Zuma's visit comes as he faces called from opposition parties for him to step down following growing discontent and allegations of corruption. In her report, Madonsela revealed evidence of possible corruption at the top level of Zuma's government, and the president has been accused of an inappropriate relationship with wealthy businessmen.
Having arrived in Harare this morning, Zuma will be co-chairing the Zimbabwe-South Africa Bi-National Commission – an annual cabinet-level meeting during which the heads of state hope to strengthen bilateral political, economic and social relations.
Zuma's visit is set to push relations between Zimbabwe and South Africa to a "higher level", according to New Zimbabwe, but it has now emerged that Zimbabwe's President Robert Mugabe's government is desperately seeking investment from its South African counterpart.
The neighbouring countries have had cordial relations since the end of the apartheid in South Africa, and strengthened bonds last year after signing five agreements.

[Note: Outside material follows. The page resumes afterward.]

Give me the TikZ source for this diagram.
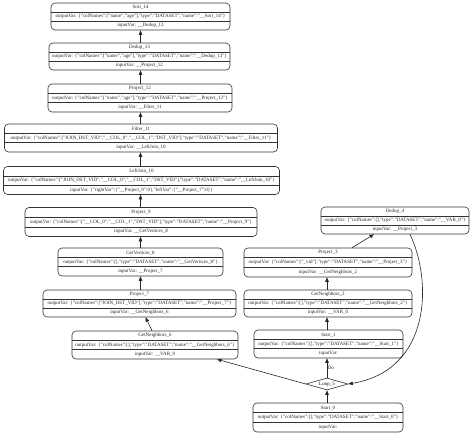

Mugabe desperate for foreign investment
The news comes as Mugabe has come under pressure over how his government has handled the economy as the nation faces its worst financial crisis in seven years compounded by acute cash shortages and soaring basic food prices. His government is seen to be desperate to find ways to alleviate the economic crisis in the country, which imports not less than 75% of all its industrial, manufacturing, agricultural and food requirements.
Zimbabwe's foreign affairs minister Simbarashe Mumbengegwi is reported to have pleaded with South African entrepreneurs to start partnerships with locals to save the country's manufacturing industries, News Day reported on 3 November.
"It is self-evident that de-industrialising Zimbabwe is not an attractive and viable partner for South Africa or indeed for any other country. A de-industrialising Zimbabwe also eliminates the country from fully partaking in and contributing to the Southern African Development Community (SADC) industrialisation strategy and roadmap," Mumbengegwi was quoted as saying.
Gripped by drought and possibly on the verge of total economic collapse, Zimbabwe was last month awarded a $91.2m (£74.5m) package by the International Monetary Fund (IMF) which had been held for seven years pending the settlement of arrears to the financial institution. Commentators have said that repaying debt alone may not be sufficient for the region's big three multilateral lenders to bring Zimbabwe back into the international financial fold.
There are currently over 120 South African companies officially doing business in Zimbabwe.